MethodError: no method matching Model(::Type{GLPK.Optimizer})
Closest candidates are:
Model(::Any, !Matched::Symbol, !Matched::Any, !Matched::Any, !Matched::Any, !Matched::Any, !Matched::Any, !Matched::Int64, !Matched::Array{String,1}, !Matched::Array{String,1}, !Matched::Array{Float64,1}, !Matched::Array{Float64,1}, !Matched::Array{Symbol,1}, !Matched::Array{T,1}

can you see what’s wrong? this should work.

Here that worked. Please be sure that you have restarted your Julia section (it may be that the model previously defined is interfering there, I don’t know):

julia> using JuMP

julia> using GLPK
[ Info: Precompiling GLPK [60bf3e95-4087-53dc-ae20-288a0d20c6a6]

julia> model = Model(GLPK.Optimizer)
A JuMP Model
Feasibility problem with:
Variables: 0
Model mode: AUTOMATIC
CachingOptimizer state: EMPTY_OPTIMIZER
Solver name: GLPK

julia> @variable(model, x >= 0)
x

julia> @variable(model, y >= 0)
y

julia> @constraint(model, 6x + 8y >= 100)
6 x + 8 y ≥ 100.0

julia> @constraint(model, 7x + 12y >= 120)
7 x + 12 y ≥ 120.0

julia> @objective(model, Min, 12x + 20y)
12 x + 20 y

julia> optimize!(model)

julia> @show value(x);
value(x) = 14.999999999999993

julia> @show value(y);
value(y) = 1.2500000000000047

julia> @show objective_value(model);
objective_value(model) = 205.0

julia> 

1 Like

There are a few comments leading you astray in this thread, so let me summarize.

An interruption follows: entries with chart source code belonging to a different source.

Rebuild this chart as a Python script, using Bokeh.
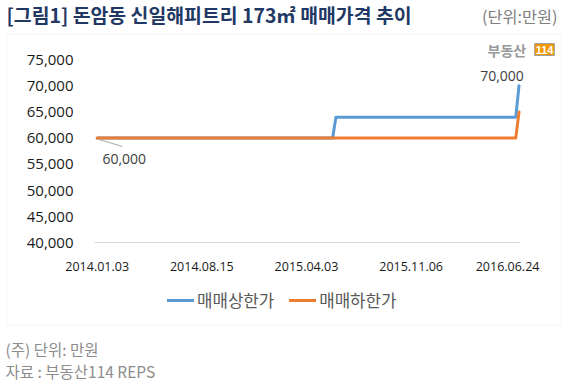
from bokeh.plotting import figure
from bokeh.models import (Range1d, FixedTicker, NumeralTickFormatter, Label,
                          BoxAnnotation, Legend, LegendItem)
from bokeh.core.properties import value
from bokeh.embed import file_html
from bokeh.resources import INLINE

# ---- data (weekly observation index -> price, 만원) ----
tick_idx = [0, 32, 64, 96, 125.5]
tick_labels = ["2014.01.03", "2014.08.15", "2015.04.03", "2015.11.06", "2016.06.24"]

upper_idx = [0, 72, 73, 128, 129]
upper_val = [60000, 60000, 64000, 64000, 70000]
lower_idx = [0, 128, 129]
lower_val = [60000, 60000, 65000]

y_ticks = [40000, 45000, 50000, 55000, 60000, 65000, 70000, 75000]

series_names = ["매매상한가", "매매하한가"]
series_colors = ["#5B9BD5", "#ED7D31"]

title_text = "[그림1] 돈암동 신일해피트리 173㎡ 매매가격 추이"
unit_text = "(단위:만원)"
note_texts = ["(주) 단위: 만원", "자료 : 부동산114 REPS"]
logo_text = ["부동산", "114"]

KR = "Noto Sans CJK KR"
NUM = "Open Sans"

# ---- layout geometry (pixels) ----
W, H = 569, 390
X0_PX, PX_PER_IDX = 96.7, 3.27           # x pixel of index 0, pixels per index
Y_HI_PX, Y_LO_PX = 59.0, 242.4           # pixel rows of 75,000 and 40,000
px_per_val = (Y_LO_PX - Y_HI_PX) / (y_ticks[-1] - y_ticks[0])

x_start = -X0_PX / PX_PER_IDX
x_end = (W - X0_PX) / PX_PER_IDX
y_start = y_ticks[0] - (H - Y_LO_PX) / px_per_val
y_end = y_start + H / px_per_val

p = figure(width=W, height=H, output_backend="svg", toolbar_location=None,
           x_range=Range1d(x_start, x_end), y_range=Range1d(y_start, y_end),
           min_border=0)
p.outline_line_color = None
p.xgrid.visible = False
p.ygrid.visible = False
p.background_fill_color = "white"
p.border_fill_color = "white"

axis_left_idx = (94 - X0_PX) / PX_PER_IDX
axis_right_idx = (520 - X0_PX) / PX_PER_IDX

# axes drawn at fixed locations inside the full-canvas frame
p.yaxis.fixed_location = axis_left_idx
p.yaxis.ticker = FixedTicker(ticks=y_ticks)
p.yaxis.formatter = NumeralTickFormatter(format="0,0")
p.yaxis.axis_line_color = None
p.yaxis.major_tick_line_color = None
p.yaxis.minor_tick_line_color = None
p.yaxis.major_tick_out = 0
p.yaxis.major_tick_in = 0
p.yaxis.major_label_standoff = 21
p.yaxis.major_label_text_font = NUM
p.yaxis.major_label_text_font_size = "15px"
p.yaxis.major_label_text_color = "#1a1a1a"

p.xaxis.fixed_location = y_ticks[0]
p.xaxis.bounds = (axis_left_idx, axis_right_idx)
p.xaxis.ticker = FixedTicker(ticks=tick_idx)
p.xaxis.major_label_overrides = {t: l for t, l in zip(tick_idx, tick_labels)}
p.xaxis.axis_line_color = "#d9d9d9"
p.xaxis.major_tick_line_color = None
p.xaxis.minor_tick_line_color = None
p.xaxis.major_tick_out = 0
p.xaxis.major_tick_in = 0
p.xaxis.major_label_standoff = 19
p.xaxis.major_label_text_font = NUM
p.xaxis.major_label_text_font_size = "12.5px"
p.xaxis.major_label_text_color = "#1a1a1a"

# lines
r_up = p.line(upper_idx, upper_val, line_color=series_colors[0], line_width=3,
              line_join="round", line_cap="round")
r_lo = p.line(lower_idx, lower_val, line_color=series_colors[1], line_width=3,
              line_join="round", line_cap="round")

# data labels
p.segment(x0=[lower_idx[0] + 0.7], y0=[lower_val[0] - 300],
          x1=[lower_idx[0] + 7.7], y1=[lower_val[0] - 1600],
          line_color="#a6a6a6", line_width=1)
p.text(x=[lower_idx[0]], y=[lower_val[0]], text=[f"{lower_val[0]:,}"],
       x_offset=27, y_offset=21, text_align="center", text_baseline="middle",
       text_font=value(NUM), text_font_size="14px", text_color="#404040")
p.text(x=[upper_idx[-1]], y=[upper_val[-1]], text=[f"{upper_val[-1]:,}"],
       x_offset=-17, y_offset=-10, text_align="center", text_baseline="middle",
       text_font=value(NUM), text_font_size="14px", text_color="#404040")

# legend (frame covers the whole canvas, so screen coords = canvas coords, y up)
legend = Legend(items=[LegendItem(label=series_names[0], renderers=[r_up]),
                       LegendItem(label=series_names[1], renderers=[r_lo])],
                orientation="horizontal", location=(167, H - 312),
                label_text_font=KR, label_text_font_size="16.8px",
                label_text_color="#595959", glyph_width=27, glyph_height=16,
                label_standoff=3, spacing=15, padding=0, margin=0,
                border_line_color=None, background_fill_alpha=0)
p.add_layout(legend)

# chart border box
p.add_layout(BoxAnnotation(left=6.5, right=560.5, top=H - 33.5, bottom=H - 324.5,
                           left_units="screen", right_units="screen",
                           top_units="screen", bottom_units="screen",
                           fill_color=None, line_color="#d9d9d9", line_width=1))

def scr_label(x, y, text, **kw):
    p.add_layout(Label(x=x, y=H - y, x_units="screen", y_units="screen", text=text,
                       text_baseline="middle", **kw))

scr_label(6, 14, title_text, text_font=KR, text_font_size="19.4px",
          text_font_style="bold", text_color="#1F3864")
scr_label(557, 15, unit_text, text_font=KR, text_font_size="16.3px",
          text_color="#808080", text_align="right")
for i, t in enumerate(note_texts):
    scr_label(5, 348 + 22 * i, t, text_font=KR, text_font_size="15.5px",
              text_color="#8c8c8c")

# logo
scr_label(487, 49, logo_text[0], text_font=KR, text_font_size="14px",
          text_font_style="bold", text_color="#999999")
scr_label(544, 49, logo_text[1], text_font="Liberation Sans", text_font_size="11px",
          text_font_style="bold", text_color="white", text_align="center",
          background_fill_color="#F39800", border_line_color="#a0a0a0", padding=(1, 2))

open("out.html", "w").write(file_html(p, INLINE))
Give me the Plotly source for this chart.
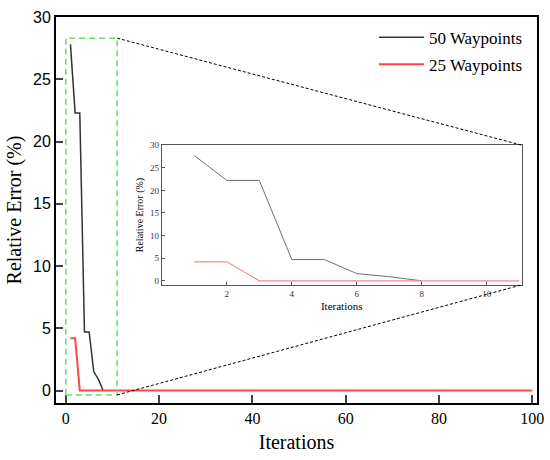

  • Your problem is nonlinear. You need to use the nonlinear interface for JuMP. In particular, you need to use a user-defined function: https://jump.dev/JuMP.jl/stable/nlp/#User-defined-Functions-1.
  • The nonlinear interface requires functions with scalar inputs, so s can’t be a vector input. Read this suggested work-around.
  • @Henrique_Becker is correct that @objective(model, Max, C_opt(s) evaluates this function with the arguments as JuMP variables before passing it to the solver. This is a little confusing, but is very helpful in some cases.
  • I don’t understand the need for OffSetArray, but it looks like your nonlinearity is just the single max(0, C)? Due to nondifferentiability and the large flat area, Ipopt tends to struggle with this. You might get a local optima.
  • There is nothing wrong with how you have defined @variable.
  • Your issue with Model(GLPK.Optimizer) is because you are using an old version of JuMP, although I think you’ve fixed this in another issue.
4 Likes

@odow @Henrique_Becker @lmiq Thank you guys for helping me with this issue, I’ll try to follow your suggestions and see if I can make it work.

1 Like

@danuzco Have you found solution to this problem? If yes, would you please share it for general and greater community learning?

I obviously missed the action, but let me suggest a basic reformulation that handles this:

if Cmax > C
   Cmax = C
end

The modeling “trick” consists in introducing an optimization variable C bounded by Cmax and introducing the equality constraint C_{opt}(s) - C = 0 that synchronizes both values at the optimum.

2 Likes

Interesting remarks. I will look at reparameterization of my problem. Thanks.